CARDI CORPORATION v. STATE

Superior Court of Rhode Island (2014)

Facts

Issue

Holding — Silverstein, J.

Rule

Reasoning

Deep Dive: How the Court Reached Its Decision

Analysis of the Statute of Limitations

The court addressed Hanover's argument that Cardi's claim should be barred by the two-year statute of limitations outlined in the performance bond. Hanover asserted that NEC completed its work in August 2006, which would mean that Cardi's December 2008 complaint was filed beyond the statutory period. However, Cardi countered this claim by presenting evidence suggesting that NEC performed additional work into 2007. The court noted that if this additional work was proven, it could toll the limitations period, allowing Cardi's claims to proceed. This created a genuine dispute over material facts regarding the timeline of NEC’s performance, which the court found significant enough to deny Hanover's motion for summary judgment. Furthermore, the court emphasized that the nature of the work performed by NEC during this alleged additional time could affect the applicability of the statute of limitations. It considered prior cases that distinguished between original contract work and corrective work, suggesting that if NEC’s work was deemed part of the original contract, it could extend the limitations period. Thus, the court concluded that the question of when NEC last performed work was a material fact that warranted further examination.

Definition of "Claimant" Under the Bonds

In evaluating whether Cardi qualified as a "Claimant" under the performance bond, the court recognized that the term was not explicitly defined in the bond itself. Hanover argued that Cardi did not furnish NEC with labor or materials, and therefore could not be considered a Claimant. The court noted that while this might hold true for the payment bond, the performance bond was the primary focus of the case, and it did not contain a definition for Claimant. The court also pointed out that the performance bond obligated the surety to take action only after the owner satisfied specific conditions, which Cardi could potentially argue it met. This interpretation opened the door for Cardi to pursue claims regarding defective performance, even if it did not fit the traditional role of a Claimant as defined in the payment bond. The absence of a clear definition in the performance bond allowed for a broader interpretation, supporting Cardi's assertion that it had the right to seek relief. Thus, the court determined that a genuine dispute existed regarding Cardi's status under the performance bond.
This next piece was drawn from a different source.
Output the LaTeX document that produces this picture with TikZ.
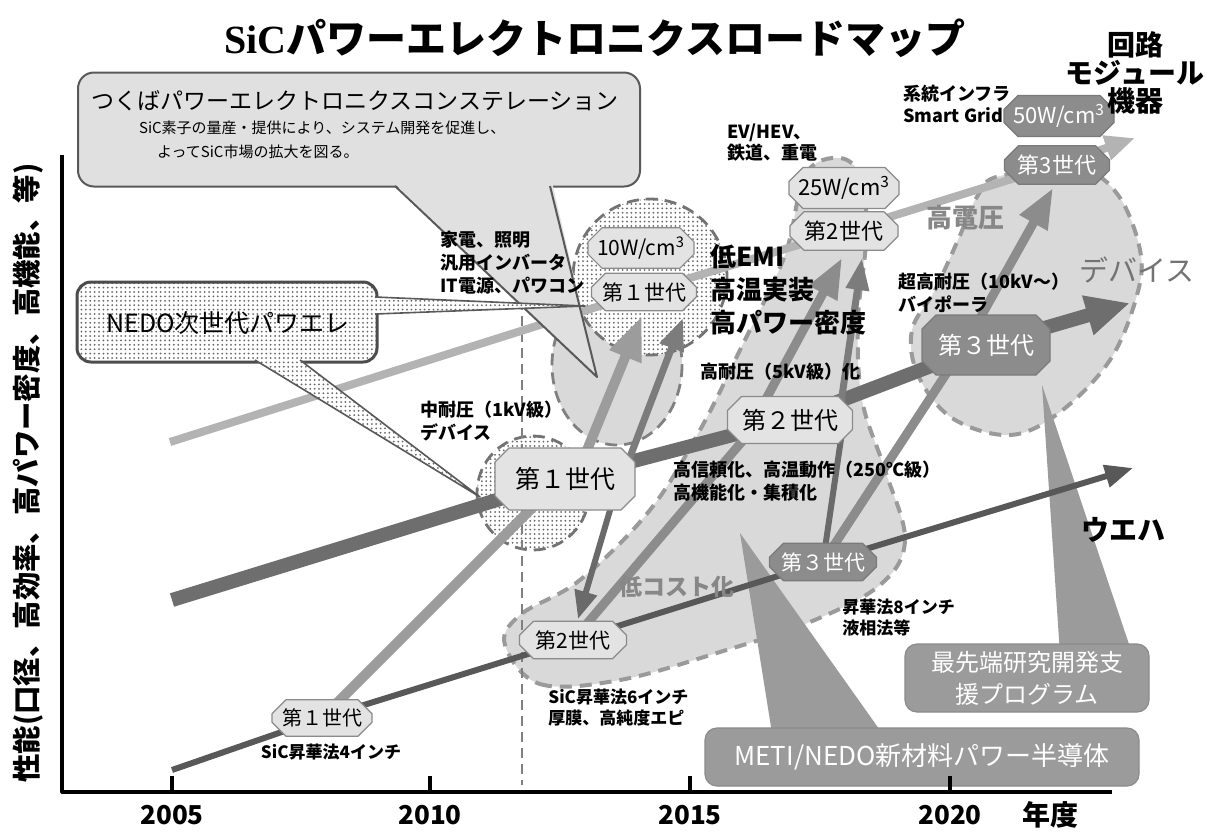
\documentclass[tikz,border=0pt]{standalone}
\usepackage{fontspec}
\setmainfont{Noto Sans CJK JP}
\newfontfamily\serifbold{Liberation Serif}
\usetikzlibrary{shapes.misc,patterns,arrows.meta,calc}
\pgfdeclarelayer{blobs}
\pgfdeclarelayer{lines}
\pgfsetlayers{blobs,lines,main}
\pgfdeclarepatternformonly{finedots}{\pgfqpoint{-1pt}{-1pt}}{\pgfqpoint{3pt}{3pt}}{\pgfqpoint{2.2pt}{2.2pt}}{\pgfpathcircle{\pgfqpoint{1.1pt}{1.1pt}}{0.5pt}\pgfusepath{fill}}
\newcommand{\myfs}[2]{\fontsize{#1}{#2}\selectfont}
\definecolor{nodelight}{HTML}{E3E3E3}
\definecolor{nodeedge}{HTML}{8A8A8A}
\definecolor{nodedark}{HTML}{8C8C8C}
\definecolor{nodedarkedge}{HTML}{7A7A7A}
\definecolor{blobfill}{HTML}{D9D9D9}
\definecolor{blobedge}{HTML}{9A9A9A}
\definecolor{modcol}{HTML}{B3B3B3}
\definecolor{devcol}{HTML}{6E6E6E}
\definecolor{wafcol}{HTML}{585858}
\definecolor{progfill}{HTML}{9B9B9B}
\definecolor{callfill}{HTML}{E0E0E0}
\definecolor{graytext}{HTML}{878787}
\definecolor{arrA}{HTML}{9C9C9C}
\definecolor{arrB}{HTML}{7C7C7C}
\definecolor{arrC}{HTML}{6A6A6A}
\definecolor{arrD}{HTML}{8C8C8C}
\tikzset{
  gen/.style={chamfered rectangle, chamfered rectangle xsep=3.5pt, chamfered rectangle ysep=3.5pt,
    draw=nodeedge, line width=0.6pt, fill=nodelight, inner xsep=1pt, inner ysep=1pt},
  gendark/.style={gen, fill=nodedark, draw=nodedarkedge, text=white},
  blob/.style={fill=blobfill, draw=blobedge, line width=2pt, dash pattern=on 6pt off 4pt},
  stipblob/.style={preaction={fill=white}, pattern=finedots, pattern color=black!60,
    draw=black!55, line width=1.4pt, dash pattern=on 6pt off 3.5pt},
  progbox/.style={rounded corners=6pt, fill=progfill, draw=progfill!90!black, text=white, line width=0.6pt},
  lbl/.style={anchor=west, align=left, inner sep=0pt, font=\bfseries\myfs{9}{11.5}},
  slbl/.style={anchor=west, align=left, inner sep=0pt, font=\bfseries\myfs{8.5}{10.5}},
  ytick/.style={line width=1.6pt},
  ylbl/.style={font=\bfseries\myfs{13}{13}},
}
\begin{document}
\begin{tikzpicture}[x=0.5pt,y=-0.5pt,line join=round]
\useasboundingbox (0,0) rectangle (1209,831);

% ---------- program call-out boxes
\node[progbox, minimum width=217pt, minimum height=29pt, font=\myfs{13}{15}] (meti) at (922,757) {METI/NEDO新材料パワー半導体};
\node[progbox, minimum width=122pt, minimum height=34pt, align=center, font=\myfs{12}{16}] (sent) at (1027,678) {最先端研究開発支\\援プログラム};

% ---------- generation nodes
\node[gen, minimum width=50pt, minimum height=17pt, font=\myfs{10}{10}] (w1) at (322,718) {第１世代};
\node[gen, minimum width=53.5pt, minimum height=17.5pt, font=\myfs{10.5}{10}] (w2) at (573,640) {第2世代};
\node[gendark, minimum width=53.5pt, minimum height=17.5pt, font=\myfs{10.5}{10}] (w3) at (823,562) {第３世代};

\node[gen, minimum width=70pt, minimum height=31pt, font=\myfs{12.5}{12}] (d1) at (565,479) {第１世代};
\node[gen, minimum width=62.5pt, minimum height=23.5pt, font=\myfs{12}{12}] (d2) at (790,420) {第２世代};
\node[gendark, minimum width=64pt, minimum height=30pt, font=\myfs{12}{12}] (d3) at (986,345) {第３世代};

\node[gen, minimum width=51.5pt, minimum height=16.5pt, font=\myfs{10.5}{10}] (m1w) at (641,248) {10W/cm\textsuperscript{3}};
\node[gen, minimum width=52.5pt, minimum height=17.5pt, font=\myfs{10.5}{10}] (m1) at (644,292) {第１世代};
\node[gen, minimum width=54pt, minimum height=19.5pt, font=\myfs{11}{10}] (m2w) at (844,188) {25W/cm\textsuperscript{3}};
\node[gen, minimum width=54pt, minimum height=19pt, font=\myfs{11}{10}] (m2) at (844,231) {第2世代};
\node[gendark, minimum width=51pt, minimum height=16pt, font=\myfs{11}{10}] (m3w) at (1059,116) {50W/cm\textsuperscript{3}};
\node[gendark, minimum width=52.5pt, minimum height=17pt, font=\myfs{11}{10}] (m3) at (1057,165) {第3世代};

% ---------- free ends and bends
\coordinate (mstart) at (170,442);
\coordinate (mend) at (1135,138);
\coordinate (dstart) at (172,600);
\coordinate (dend) at (1130,303);
\coordinate (wstart) at (172,770);
\coordinate (wend) at (1133,468);
\coordinate (a1bend) at (585,455);
\coordinate (a1tip) at (642,316);
\coordinate (a2from) at (625,470);
\coordinate (a2tip) at (683,318);
\coordinate (a3from) at (613,500);
\coordinate (a3tip) at (578,619);
\coordinate (a4bend) at (745,438);
\coordinate (a4tip) at (842,258);
\coordinate (a5from) at (840,410);
\coordinate (a5tip) at (862,258);
\coordinate (a6bend) at (965,345);
\coordinate (a6tip) at (1053,188);
\coordinate (a7to) at (842,432);
\coordinate (metitip) at (740,533);
\coordinate (senttip) at (1042,385);

% ---------- blobs and program tails
\begin{pgfonlayer}{blobs}
\fill[white] (0,0) rectangle (1209,831);
\draw[blob] plot[smooth cycle, tension=0.6] coordinates {(505,645) (540,684) (620,680) (720,652) (810,622) (880,585) (905,540) (885,470) (862,400) (858,320) (866,240) (862,180) (840,158) (805,175) (785,255) (740,350) (700,430) (650,510) (580,580) (520,615)};
\draw[blob] plot[smooth cycle, tension=0.6] coordinates {(1000,176) (1080,170) (1118,195) (1140,250) (1137,295) (1110,360) (1060,412) (1010,435) (952,418) (918,375) (912,330) (935,290) (958,240) (978,195)};
\draw[blob, draw=black!50, line width=1.4pt, dash pattern=on 6pt off 3.5pt] (617,365) ellipse [x radius=65, y radius=80];
\draw[stipblob] (650,277) ellipse [x radius=77, y radius=78];
\draw[stipblob] (533,493) ellipse [x radius=56, y radius=57];
\fill[progfill] (metitip) -- ($(meti.north west)+(67,2)$) -- ($(meti.north west)+(175,2)$) -- cycle;
\fill[progfill] (senttip) -- ($(sent.north west)+(155,2)$) -- ($(sent.north west)+(225,2)$) -- cycle;
\end{pgfonlayer}

% ---------- lines and arrows
\begin{pgfonlayer}{lines}
\draw[gray, line width=0.8pt, dash pattern=on 5pt off 3pt] (522,300) -- (522,785);
\draw[modcol, line width=4pt, -{Triangle[length=15pt,width=12pt]}] (mstart) -- (m1.center) -- (m2.center) -- (m3.center) -- (mend);
\draw[devcol, line width=7pt, -{Triangle[length=22pt,width=19pt]}] (dstart) -- (d1.center) -- (d2.center) -- (d3.center) -- (dend);
\draw[wafcol, line width=3pt, -{Triangle[length=14pt,width=11pt]}] (wstart) -- (w1.center) -- (w2.center) -- (w3.center) -- (wend);
\draw[arrA, line width=5pt, -{Triangle[length=22pt,width=16pt]}] (w1.center) -- (a1bend) -- (a1tip);
\draw[arrB, line width=3.5pt, -{Triangle[length=16pt,width=12pt]}] (a2from) -- (a2tip);
\draw[arrD, line width=4.5pt, -{Triangle[length=20pt,width=15pt]}] (w2.center) -- (a4bend) -- (a4tip);
\draw[arrC, line width=3pt, -{Triangle[length=14pt,width=11pt]}] (a3from) -- (a3tip);
\draw[arrB, line width=3.5pt, -{Triangle[length=16pt,width=11pt]}] (a5from) -- (a5tip);
\draw[arrD, line width=4.5pt, -{Triangle[length=20pt,width=15pt]}] (w3.center) -- (a6bend) -- (a6tip);
\draw[arrC, line width=3pt] (w3.center) -- (a7to);
\end{pgfonlayer}

% ---------- Tsukuba call-out
\node[draw=black!65, line width=1pt, fill=callfill, rounded corners=8pt, minimum width=281pt, minimum height=57pt] (tsk) at (359,129.5) {};
\coordinate (tskL) at (395,186);
\coordinate (tskR) at (550,186);
\coordinate (tsktip) at (597,377);
\fill[callfill] ($(tskL)+(-2,-4)$) -- (tsktip) -- ($(tskR)+(2,-4)$) -- cycle;
\draw[black!65, line width=1pt] (tskL) -- (tsktip) -- (tskR);
\node[font=\myfs{11.5}{12}] (tsk1) at (355,101) {つくばパワーエレクトロニクスコンステレーション};
\node[anchor=west, font=\myfs{7.5}{8}] (tsk2) at (132,128) {SiC素子の量産・提供により、システム開発を促進し、};
\node[anchor=west, font=\myfs{7.5}{8}] (tsk3) at (150,152) {よってSiC市場の拡大を図る。};

% ---------- NEDO call-out
\node[preaction={fill=white}, pattern=finedots, pattern color=black!60, draw=black!70, line width=1.5pt, rounded corners=7pt, minimum width=150pt, minimum height=40pt] (nedo) at (227,322) {};
\coordinate (nu1) at (375,297);
\coordinate (nu2) at (375,314);
\coordinate (nutip) at (585,306);
\coordinate (nl1) at (255,360);
\coordinate (nl2) at (300,360);
\coordinate (nltip) at (480,497);
\fill[white] (nu1) -- (nutip) -- (nu2) -- cycle;
\fill[pattern=finedots, pattern color=black!60] (nu1) -- (nutip) -- (nu2) -- cycle;
\draw[black!65, line width=0.8pt] (nu1) -- (nutip) -- (nu2);
\fill[white] (nl1) -- (nltip) -- (nl2) -- cycle;
\fill[pattern=finedots, pattern color=black!60] (nl1) -- (nltip) -- (nl2) -- cycle;
\draw[black!65, line width=0.8pt] (nl1) -- (nltip) -- (nl2);
\node[font=\myfs{12.5}{12}] (nedotxt) at (228,323) {NEDO次世代パワエレ};

% ---------- labels
\node[lbl] (lb1) at (440,263) {家電、照明\\汎用インバータ\\IT電源、パワコン};
\node[lbl] (lb2) at (420,421) {中耐圧（1kV級）\\デバイス};
\node[lbl, font=\bfseries\myfs{9}{10.5}] (lb3) at (727,142.5) {EV/HEV、\\鉄道、重電};
\node[lbl, font=\bfseries\myfs{9}{11}] (lb4) at (903,103.5) {系統インフラ\\Smart Grid};
\node[lbl] (lb5) at (898,292.5) {超高耐圧（10kV～）\\バイポーラ};
\node[lbl] (lb6) at (700,372) {高耐圧（5kV級）化};
\node[lbl] (lb7) at (673,481.5) {高信頼化、高温動作（250℃級）\\高機能化・集積化};
\node[slbl, anchor=center] (lb8) at (331,752) {SiC昇華法4インチ};
\node[slbl] (lb9) at (548,707.5) {SiC昇華法6インチ\\厚膜、高純度エピ};
\node[slbl] (lb10) at (842,617.5) {昇華法8インチ\\液相法等};
\node[lbl, font=\bfseries\myfs{13}{16.5}] (lb11) at (710,290) {低EMI\\高温実装\\高パワー密度};
\node[font=\bfseries\myfs{13}{13}, text=graytext] (gt1) at (965,218) {高電圧};
\node[font=\bfseries\myfs{11.5}{12}, text=graytext] (gt2) at (677,587) {低コスト化};
\node[font=\myfs{14.5}{15}, text=black!55] (gt3) at (1137,270) {デバイス};
\node[font=\bfseries\myfs{14}{14}] (wafer) at (1123,530) {ウエハ};

% ---------- title
\node[font=\bfseries\myfs{20}{24}] (title) at (595,38) {{\serifbold\bfseries SiC}パワーエレクトロニクスロードマップ};
\node[font=\bfseries\myfs{14}{14}, align=center] (circ) at (1135,73) {回路\\モジュール\\機器};

% ---------- axes
\draw[line width=1.6pt] (62,155) -- (62,792) -- (1112,792);
\foreach \xx in {172,430,690,950} \draw[ytick] (\xx,792) -- (\xx,776);
\node[ylbl] (x2005) at (172,815) {2005};
\node[ylbl] (x2010) at (430,815) {2010};
\node[ylbl] (x2015) at (690,815) {2015};
\node[ylbl] (x2020) at (950,815) {2020};
\node[font=\bfseries\myfs{14}{14}] (nendo) at (1050,815) {年度};
\node[rotate=90, font=\bfseries\myfs{14.2}{14}] (yaxis) at (28,473) {性能(口径、高効率、高パワー密度、高機能、等)};
\end{tikzpicture}
\end{document}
Conditions Precedent to Recovery

The court examined Hanover's assertion that Cardi failed to satisfy conditions precedent necessary for recovery under the Bonds. Hanover cited a previous case where failure to comply with similar conditions led to the discharge of the surety's obligations. The court acknowledged that Cardi's actions regarding notifying Hanover of a default were delayed and occurred after NEC completed its work. However, Cardi argued that the nature of the defects involved was latent, meaning they were not discoverable until after NEC's work was finished. The court found this distinction critical, suggesting that latent defects could excuse Cardi from the strict notice requirements imposed on sureties when the issues were not apparent at the time of completion. This reasoning aligned with legal precedents that recognized the complexities involved when dealing with latent defects, suggesting that they could affect the surety's liability even after project completion. Ultimately, the court concluded that Cardi's claims, arising from latent defects, did not necessarily discharge Hanover’s obligations under the Bonds due to the inherent nature of the issues involved.

Conclusion of the Court

The court's comprehensive analysis led to the denial of Hanover's motion for summary judgment on both counts, emphasizing the presence of genuine issues of material fact. It highlighted the disputes over the timeline of NEC's performance, the definition of Claimant under the performance bond, and the conditions precedent for recovery. The court's ruling underscored the importance of careful examination of facts that could affect statutory limitations and contractual obligations. By not accepting Hanover's arguments at face value, the court ensured that Cardi had the opportunity to present its case fully, particularly regarding the complexities associated with latent defects. The decision reflected a broader judicial philosophy favoring the resolution of disputes on their merits rather than through procedural dismissals. Consequently, the court's ruling allowed for further litigation, indicating that these unresolved issues warranted a more thorough investigation in a trial setting.